Country Garden on Wednesday was due to pay a $15 million coupon payment on a bond due September 2025, but two bondholders of China’s biggest private property developer told Reuters they were yet to receive it. Non-payment would put the developer at risk of default.
“Such uncertainties could trigger defensive stances in Asia’s short-term risk asset demand, especially as observers keep a vigilant eye on potential ripple effects,” said Alves.
China’s blue-chip stock index CSI300 fell 0.90%, while the Hang Seng Index sank 1.6% in early morning trade.
U.S. stocks ended sharply lower on Wednesday as elevated Treasury yields weighed, with investors assessing the latest batch of quarterly corporate results and forecasts.
Investors in Asia will focus on earnings from Taiwan Semiconductor Manufacturing Co Ltd later in the day when the company is expected to report a 30% slump in third-quarter profit. Analysts though predict robust growth next year as the chip industry emerges from its current downturn.
Tesla CEO Elon Musk said on Wednesday that he was concerned about the impact of high interest rates on car buyers as the company missed Wall Street expectations on third-quarter gross margin, profit and revenue.
Meanwhile, Federal Reserve policymakers are signalling a pause in hiking interest rates for another couple months.
“I believe we can wait, watch and see how the economy evolves before making definitive moves on the path of the policy rate,” Fed Governor Christopher Waller told the European Economics & Financial Centre Seminar in London.
The spotlight will now be on Fed Chair Jerome Powell who is due to speak later on Thursday.
A Reuters poll of economists indicated that the Federal Reserve will keep its key interest rate on hold on Nov. 1 and may wait longer than previously thought before cutting it.
While a slight majority still see a cut before the middle of 2024, a significant minority of forecasters, around 45%, now see no rate reduction until the second half of next year or later, up from 29% in the last poll.
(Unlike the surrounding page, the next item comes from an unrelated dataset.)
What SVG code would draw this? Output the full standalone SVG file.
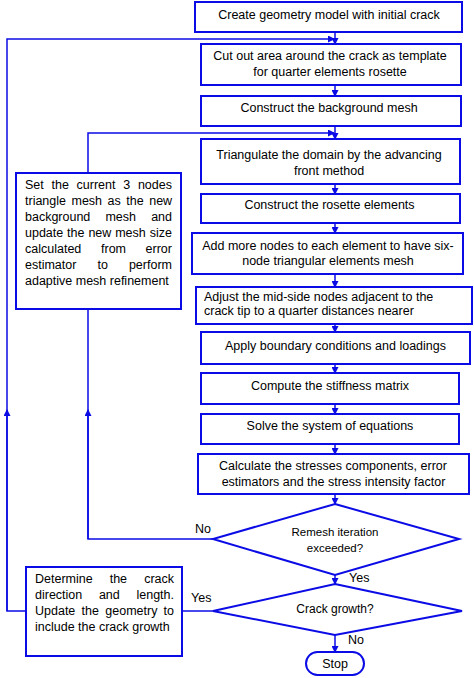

The yield on 10-year Treasury notes was up 5.1 basis points to 4.953%. The yield on the 30-year Treasury bond was up 3.8 basis points to 5.032%.
In currency market, the dollar index, which measures U.S. currency against six rivals, rose 0.019%. The Japanese yen strengthened 0.10% to 149.79 per dollar.
In commodities, oil prices eased on Thursday, reversing gains in the previous session, after OPEC showed no signs of supporting Iran’s call for an oil embargo on Israel and as the United States plans to ease Venezuela sanctions to allow more oil to flow globally.
U.S. crude fell 0.27% to $88.08 per barrel and Brent was at $90.90, down 0.66% on the day.
Spot gold was at $1,948.16 per ounce, just shy of $1,962.39 its highest since Aug. 1 touched on Tuesday.